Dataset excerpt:

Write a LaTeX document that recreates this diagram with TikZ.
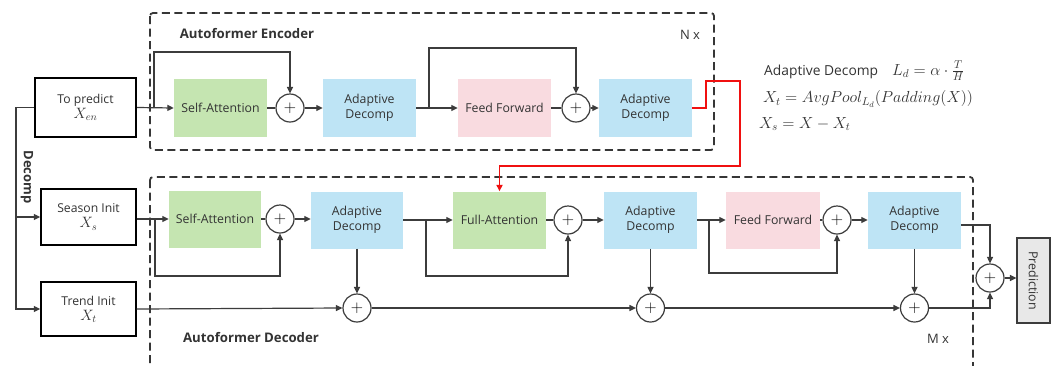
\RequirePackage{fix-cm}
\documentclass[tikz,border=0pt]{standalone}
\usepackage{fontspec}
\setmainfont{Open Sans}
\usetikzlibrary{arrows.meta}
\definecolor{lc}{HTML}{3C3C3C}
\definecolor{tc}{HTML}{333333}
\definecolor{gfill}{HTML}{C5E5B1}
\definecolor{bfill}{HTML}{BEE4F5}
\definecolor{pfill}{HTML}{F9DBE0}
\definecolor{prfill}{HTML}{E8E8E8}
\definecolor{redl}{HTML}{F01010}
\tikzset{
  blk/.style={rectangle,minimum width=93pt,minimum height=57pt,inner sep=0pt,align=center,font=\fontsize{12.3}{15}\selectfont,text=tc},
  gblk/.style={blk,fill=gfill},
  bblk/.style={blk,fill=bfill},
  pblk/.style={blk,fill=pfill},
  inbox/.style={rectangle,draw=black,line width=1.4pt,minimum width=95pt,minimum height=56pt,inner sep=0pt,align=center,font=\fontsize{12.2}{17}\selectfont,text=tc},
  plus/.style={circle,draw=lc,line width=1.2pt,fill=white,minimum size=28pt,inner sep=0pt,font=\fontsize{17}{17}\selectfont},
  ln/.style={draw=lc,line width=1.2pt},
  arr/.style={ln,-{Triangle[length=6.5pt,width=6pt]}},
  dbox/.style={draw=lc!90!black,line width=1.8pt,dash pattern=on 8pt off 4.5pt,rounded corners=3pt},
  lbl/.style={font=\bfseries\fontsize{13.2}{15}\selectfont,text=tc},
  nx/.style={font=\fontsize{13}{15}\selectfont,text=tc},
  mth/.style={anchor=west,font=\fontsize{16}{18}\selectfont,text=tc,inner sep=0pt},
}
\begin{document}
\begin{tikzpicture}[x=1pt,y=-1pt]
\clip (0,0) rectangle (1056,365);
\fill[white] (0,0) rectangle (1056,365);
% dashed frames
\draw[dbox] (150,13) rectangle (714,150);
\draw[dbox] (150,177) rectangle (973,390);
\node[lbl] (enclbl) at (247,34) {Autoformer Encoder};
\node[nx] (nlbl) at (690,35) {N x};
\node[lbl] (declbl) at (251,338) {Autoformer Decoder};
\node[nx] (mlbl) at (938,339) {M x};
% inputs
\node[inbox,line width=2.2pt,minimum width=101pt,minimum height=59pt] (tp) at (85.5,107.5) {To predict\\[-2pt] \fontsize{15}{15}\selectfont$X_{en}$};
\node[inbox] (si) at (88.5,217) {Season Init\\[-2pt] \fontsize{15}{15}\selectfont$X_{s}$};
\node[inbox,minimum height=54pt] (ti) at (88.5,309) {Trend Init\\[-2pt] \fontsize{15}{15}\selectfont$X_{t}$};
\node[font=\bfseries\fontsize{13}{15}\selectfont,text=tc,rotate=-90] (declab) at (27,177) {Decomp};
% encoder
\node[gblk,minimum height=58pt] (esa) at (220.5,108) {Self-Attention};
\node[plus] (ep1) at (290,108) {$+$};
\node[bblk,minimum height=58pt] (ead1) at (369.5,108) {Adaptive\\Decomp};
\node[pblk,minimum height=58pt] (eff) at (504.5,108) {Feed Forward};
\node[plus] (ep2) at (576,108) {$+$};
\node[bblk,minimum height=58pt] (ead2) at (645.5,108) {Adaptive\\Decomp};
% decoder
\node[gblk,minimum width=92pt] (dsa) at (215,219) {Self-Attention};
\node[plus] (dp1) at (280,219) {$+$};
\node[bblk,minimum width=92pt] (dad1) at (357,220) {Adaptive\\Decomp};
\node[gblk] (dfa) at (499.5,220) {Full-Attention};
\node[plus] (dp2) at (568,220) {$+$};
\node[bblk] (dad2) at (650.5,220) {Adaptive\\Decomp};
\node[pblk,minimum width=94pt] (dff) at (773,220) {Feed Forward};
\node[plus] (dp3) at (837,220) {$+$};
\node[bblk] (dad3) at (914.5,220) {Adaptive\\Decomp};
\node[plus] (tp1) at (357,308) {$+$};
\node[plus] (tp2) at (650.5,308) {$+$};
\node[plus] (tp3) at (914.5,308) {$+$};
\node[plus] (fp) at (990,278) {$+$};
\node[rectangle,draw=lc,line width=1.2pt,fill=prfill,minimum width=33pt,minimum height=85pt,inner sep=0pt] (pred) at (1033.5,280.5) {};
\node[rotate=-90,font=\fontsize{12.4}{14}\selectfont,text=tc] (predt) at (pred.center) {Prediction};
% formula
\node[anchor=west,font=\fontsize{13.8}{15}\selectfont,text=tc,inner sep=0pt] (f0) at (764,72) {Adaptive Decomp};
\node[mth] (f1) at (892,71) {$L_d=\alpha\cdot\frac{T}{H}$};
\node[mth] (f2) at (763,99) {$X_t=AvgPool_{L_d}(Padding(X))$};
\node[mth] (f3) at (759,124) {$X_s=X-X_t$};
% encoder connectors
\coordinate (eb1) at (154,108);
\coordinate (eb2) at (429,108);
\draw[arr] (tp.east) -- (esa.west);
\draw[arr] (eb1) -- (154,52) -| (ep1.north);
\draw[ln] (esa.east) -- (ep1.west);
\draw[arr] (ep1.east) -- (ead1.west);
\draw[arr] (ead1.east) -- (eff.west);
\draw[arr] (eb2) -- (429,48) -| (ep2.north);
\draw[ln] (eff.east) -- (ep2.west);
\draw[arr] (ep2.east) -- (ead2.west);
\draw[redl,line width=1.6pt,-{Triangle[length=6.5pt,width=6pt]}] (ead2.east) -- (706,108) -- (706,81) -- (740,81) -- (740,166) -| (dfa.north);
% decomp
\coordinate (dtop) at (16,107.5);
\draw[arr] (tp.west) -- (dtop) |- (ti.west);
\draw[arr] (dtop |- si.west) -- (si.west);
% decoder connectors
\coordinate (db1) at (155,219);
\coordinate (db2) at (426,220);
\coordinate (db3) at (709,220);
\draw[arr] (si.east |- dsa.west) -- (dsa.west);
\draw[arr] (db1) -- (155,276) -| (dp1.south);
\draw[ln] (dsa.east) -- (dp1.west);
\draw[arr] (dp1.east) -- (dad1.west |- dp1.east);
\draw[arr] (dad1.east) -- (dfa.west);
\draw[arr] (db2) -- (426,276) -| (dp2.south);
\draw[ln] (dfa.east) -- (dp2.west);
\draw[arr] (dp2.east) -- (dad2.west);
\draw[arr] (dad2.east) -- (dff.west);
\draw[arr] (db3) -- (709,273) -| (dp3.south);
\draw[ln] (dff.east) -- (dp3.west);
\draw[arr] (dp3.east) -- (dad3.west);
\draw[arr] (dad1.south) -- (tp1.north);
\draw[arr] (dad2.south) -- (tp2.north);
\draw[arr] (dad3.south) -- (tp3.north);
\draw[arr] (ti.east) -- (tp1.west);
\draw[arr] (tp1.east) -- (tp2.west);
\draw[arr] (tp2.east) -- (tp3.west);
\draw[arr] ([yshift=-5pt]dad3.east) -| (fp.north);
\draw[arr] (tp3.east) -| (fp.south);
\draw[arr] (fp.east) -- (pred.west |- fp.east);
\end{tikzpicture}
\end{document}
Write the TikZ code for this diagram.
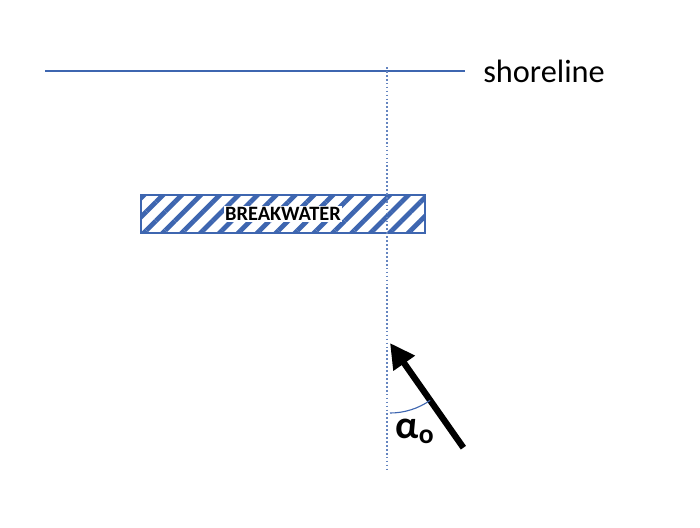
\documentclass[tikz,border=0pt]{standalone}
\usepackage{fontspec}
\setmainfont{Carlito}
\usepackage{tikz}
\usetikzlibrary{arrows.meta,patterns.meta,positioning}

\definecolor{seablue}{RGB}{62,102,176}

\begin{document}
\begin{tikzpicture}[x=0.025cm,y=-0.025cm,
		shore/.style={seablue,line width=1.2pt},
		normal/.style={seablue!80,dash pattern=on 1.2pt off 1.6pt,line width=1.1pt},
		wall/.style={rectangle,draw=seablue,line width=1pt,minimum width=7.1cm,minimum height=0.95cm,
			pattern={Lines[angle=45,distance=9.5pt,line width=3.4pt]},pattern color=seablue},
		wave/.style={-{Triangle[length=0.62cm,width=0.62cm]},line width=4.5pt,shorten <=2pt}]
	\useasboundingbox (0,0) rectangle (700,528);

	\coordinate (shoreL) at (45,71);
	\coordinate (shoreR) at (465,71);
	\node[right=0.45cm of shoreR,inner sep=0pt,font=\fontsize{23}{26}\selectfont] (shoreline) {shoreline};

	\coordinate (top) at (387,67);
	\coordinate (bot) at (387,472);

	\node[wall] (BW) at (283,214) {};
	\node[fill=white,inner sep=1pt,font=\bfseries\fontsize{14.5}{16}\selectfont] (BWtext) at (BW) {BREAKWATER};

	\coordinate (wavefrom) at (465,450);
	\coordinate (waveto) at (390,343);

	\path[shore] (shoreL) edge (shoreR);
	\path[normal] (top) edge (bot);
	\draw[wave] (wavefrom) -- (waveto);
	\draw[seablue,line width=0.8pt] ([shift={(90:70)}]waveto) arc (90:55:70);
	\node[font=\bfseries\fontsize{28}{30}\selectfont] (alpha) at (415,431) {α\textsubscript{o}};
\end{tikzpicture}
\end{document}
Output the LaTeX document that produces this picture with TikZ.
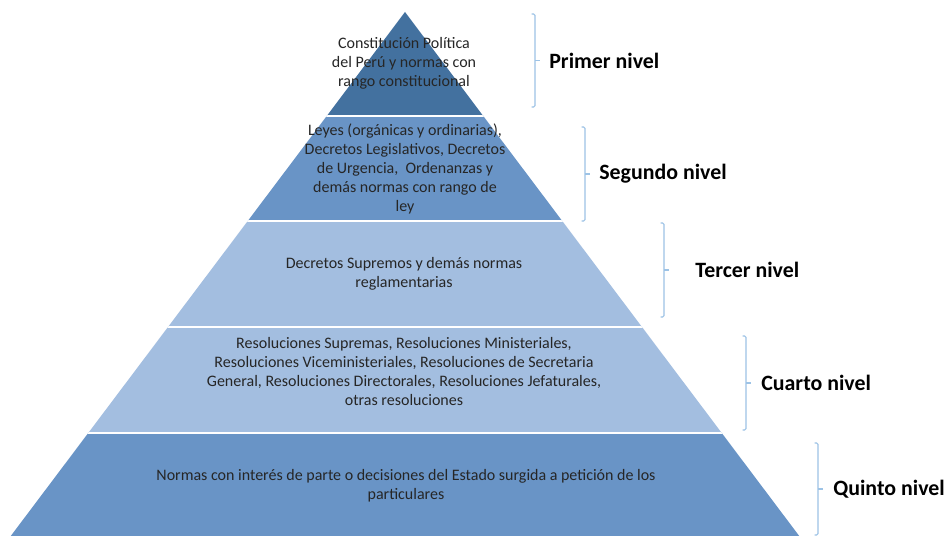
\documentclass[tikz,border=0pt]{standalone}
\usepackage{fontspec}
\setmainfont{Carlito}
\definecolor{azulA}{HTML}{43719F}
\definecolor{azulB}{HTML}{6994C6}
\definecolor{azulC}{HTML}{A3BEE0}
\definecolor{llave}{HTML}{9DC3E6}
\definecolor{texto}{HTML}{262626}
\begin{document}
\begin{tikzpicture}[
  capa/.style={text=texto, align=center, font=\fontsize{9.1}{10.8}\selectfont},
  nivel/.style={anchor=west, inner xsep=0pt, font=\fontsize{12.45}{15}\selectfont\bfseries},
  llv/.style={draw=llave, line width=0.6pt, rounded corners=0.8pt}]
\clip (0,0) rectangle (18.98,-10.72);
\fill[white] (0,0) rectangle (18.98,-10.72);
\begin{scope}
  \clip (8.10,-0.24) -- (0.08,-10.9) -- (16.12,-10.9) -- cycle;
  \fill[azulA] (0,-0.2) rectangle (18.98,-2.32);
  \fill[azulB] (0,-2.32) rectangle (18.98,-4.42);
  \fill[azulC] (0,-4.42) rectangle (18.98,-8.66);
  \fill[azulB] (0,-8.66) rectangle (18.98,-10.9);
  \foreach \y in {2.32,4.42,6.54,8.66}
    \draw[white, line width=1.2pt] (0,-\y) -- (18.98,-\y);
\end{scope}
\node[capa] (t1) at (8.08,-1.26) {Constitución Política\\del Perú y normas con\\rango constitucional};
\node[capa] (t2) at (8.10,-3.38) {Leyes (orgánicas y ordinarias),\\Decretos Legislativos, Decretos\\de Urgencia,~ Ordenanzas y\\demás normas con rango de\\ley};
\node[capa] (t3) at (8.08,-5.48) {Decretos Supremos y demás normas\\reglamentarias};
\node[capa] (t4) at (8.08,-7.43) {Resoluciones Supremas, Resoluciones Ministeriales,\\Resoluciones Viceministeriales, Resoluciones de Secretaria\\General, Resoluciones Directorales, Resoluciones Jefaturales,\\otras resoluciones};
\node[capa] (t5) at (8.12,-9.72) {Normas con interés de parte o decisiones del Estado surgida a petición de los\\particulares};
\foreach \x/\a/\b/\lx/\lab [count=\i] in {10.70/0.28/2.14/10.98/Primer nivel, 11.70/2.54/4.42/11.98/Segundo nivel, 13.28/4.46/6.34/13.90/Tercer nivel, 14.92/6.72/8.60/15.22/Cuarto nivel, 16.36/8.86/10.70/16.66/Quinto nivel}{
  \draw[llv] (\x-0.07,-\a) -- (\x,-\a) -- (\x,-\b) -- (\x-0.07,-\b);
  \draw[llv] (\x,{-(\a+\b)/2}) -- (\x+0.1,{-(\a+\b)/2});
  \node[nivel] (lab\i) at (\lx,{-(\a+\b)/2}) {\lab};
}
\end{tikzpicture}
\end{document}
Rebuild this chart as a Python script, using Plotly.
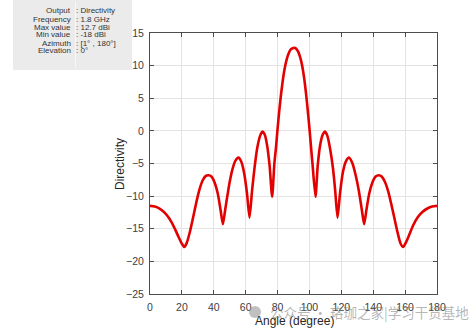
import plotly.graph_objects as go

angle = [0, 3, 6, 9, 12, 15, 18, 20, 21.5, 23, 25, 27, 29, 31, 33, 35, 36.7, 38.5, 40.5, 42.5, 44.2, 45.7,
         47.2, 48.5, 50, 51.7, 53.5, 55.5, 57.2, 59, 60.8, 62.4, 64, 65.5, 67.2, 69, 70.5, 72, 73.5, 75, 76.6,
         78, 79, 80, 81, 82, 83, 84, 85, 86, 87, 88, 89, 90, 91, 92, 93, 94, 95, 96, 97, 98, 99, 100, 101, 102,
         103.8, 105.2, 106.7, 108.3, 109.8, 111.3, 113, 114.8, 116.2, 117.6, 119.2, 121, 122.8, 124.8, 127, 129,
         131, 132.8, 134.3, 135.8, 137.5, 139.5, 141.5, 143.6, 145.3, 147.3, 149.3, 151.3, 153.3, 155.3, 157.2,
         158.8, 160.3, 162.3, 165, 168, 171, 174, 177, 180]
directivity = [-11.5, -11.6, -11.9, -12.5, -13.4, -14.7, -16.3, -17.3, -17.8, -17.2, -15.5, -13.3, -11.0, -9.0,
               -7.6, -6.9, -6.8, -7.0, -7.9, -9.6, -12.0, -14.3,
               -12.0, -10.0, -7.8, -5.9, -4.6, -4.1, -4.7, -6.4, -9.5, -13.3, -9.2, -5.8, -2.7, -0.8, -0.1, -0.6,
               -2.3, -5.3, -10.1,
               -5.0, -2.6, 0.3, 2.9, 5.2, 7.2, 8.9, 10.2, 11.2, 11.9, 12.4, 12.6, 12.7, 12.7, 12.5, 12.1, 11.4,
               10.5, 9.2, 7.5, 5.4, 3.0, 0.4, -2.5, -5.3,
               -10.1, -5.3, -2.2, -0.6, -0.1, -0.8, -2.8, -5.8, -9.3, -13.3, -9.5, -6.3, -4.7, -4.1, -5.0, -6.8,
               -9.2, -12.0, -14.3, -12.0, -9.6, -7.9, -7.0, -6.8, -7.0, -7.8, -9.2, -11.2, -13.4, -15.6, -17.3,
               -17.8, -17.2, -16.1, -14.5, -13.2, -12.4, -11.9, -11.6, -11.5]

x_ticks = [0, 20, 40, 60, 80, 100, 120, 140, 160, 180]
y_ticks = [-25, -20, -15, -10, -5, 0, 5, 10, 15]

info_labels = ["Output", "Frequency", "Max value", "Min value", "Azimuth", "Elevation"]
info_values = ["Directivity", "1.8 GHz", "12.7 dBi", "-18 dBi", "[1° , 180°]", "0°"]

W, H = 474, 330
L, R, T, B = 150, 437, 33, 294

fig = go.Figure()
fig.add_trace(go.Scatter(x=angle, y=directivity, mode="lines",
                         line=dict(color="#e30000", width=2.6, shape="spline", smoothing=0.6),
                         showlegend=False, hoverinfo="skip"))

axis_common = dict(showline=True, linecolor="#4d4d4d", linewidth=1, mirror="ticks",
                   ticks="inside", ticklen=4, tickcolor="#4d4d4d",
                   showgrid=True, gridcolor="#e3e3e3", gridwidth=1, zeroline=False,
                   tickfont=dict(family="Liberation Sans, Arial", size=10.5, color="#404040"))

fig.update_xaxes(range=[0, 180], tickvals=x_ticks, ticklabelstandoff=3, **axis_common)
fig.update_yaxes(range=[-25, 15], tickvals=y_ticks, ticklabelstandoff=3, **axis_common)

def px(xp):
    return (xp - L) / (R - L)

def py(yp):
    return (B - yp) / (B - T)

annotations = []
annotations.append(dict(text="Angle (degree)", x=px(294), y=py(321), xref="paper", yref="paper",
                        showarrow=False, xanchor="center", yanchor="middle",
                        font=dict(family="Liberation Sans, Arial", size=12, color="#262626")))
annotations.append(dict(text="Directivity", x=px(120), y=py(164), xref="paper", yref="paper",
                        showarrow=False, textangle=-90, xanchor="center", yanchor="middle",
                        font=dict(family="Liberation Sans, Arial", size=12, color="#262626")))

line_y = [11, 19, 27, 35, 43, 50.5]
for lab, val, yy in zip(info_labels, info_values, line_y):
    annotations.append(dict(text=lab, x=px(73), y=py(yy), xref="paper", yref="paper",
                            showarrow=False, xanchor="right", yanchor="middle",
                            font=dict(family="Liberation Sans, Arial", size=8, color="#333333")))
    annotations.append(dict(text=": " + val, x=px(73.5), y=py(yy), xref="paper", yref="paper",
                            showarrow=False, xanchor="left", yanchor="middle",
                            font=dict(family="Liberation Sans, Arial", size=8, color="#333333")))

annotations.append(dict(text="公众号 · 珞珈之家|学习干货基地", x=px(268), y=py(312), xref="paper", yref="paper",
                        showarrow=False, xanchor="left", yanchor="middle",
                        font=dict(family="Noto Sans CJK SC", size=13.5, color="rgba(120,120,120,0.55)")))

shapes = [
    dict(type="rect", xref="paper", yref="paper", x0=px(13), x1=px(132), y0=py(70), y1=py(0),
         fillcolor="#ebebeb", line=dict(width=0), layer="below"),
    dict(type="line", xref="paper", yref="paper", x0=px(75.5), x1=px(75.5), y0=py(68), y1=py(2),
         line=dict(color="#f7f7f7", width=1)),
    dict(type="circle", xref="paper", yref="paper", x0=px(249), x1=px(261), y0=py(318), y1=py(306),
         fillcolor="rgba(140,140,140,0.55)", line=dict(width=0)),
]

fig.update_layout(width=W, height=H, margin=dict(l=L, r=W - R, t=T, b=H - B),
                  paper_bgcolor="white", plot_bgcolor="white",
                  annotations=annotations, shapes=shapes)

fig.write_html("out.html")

§ Required work
Restate word for word the part that opens with the line containing "Rebuild this chart" and closes with the line containing "import plotly.graph_objects as go", both ends included, and nothing else. Omit any images.

§ Written solution
Rebuild this chart as a Python script, using Plotly.
import plotly.graph_objects as go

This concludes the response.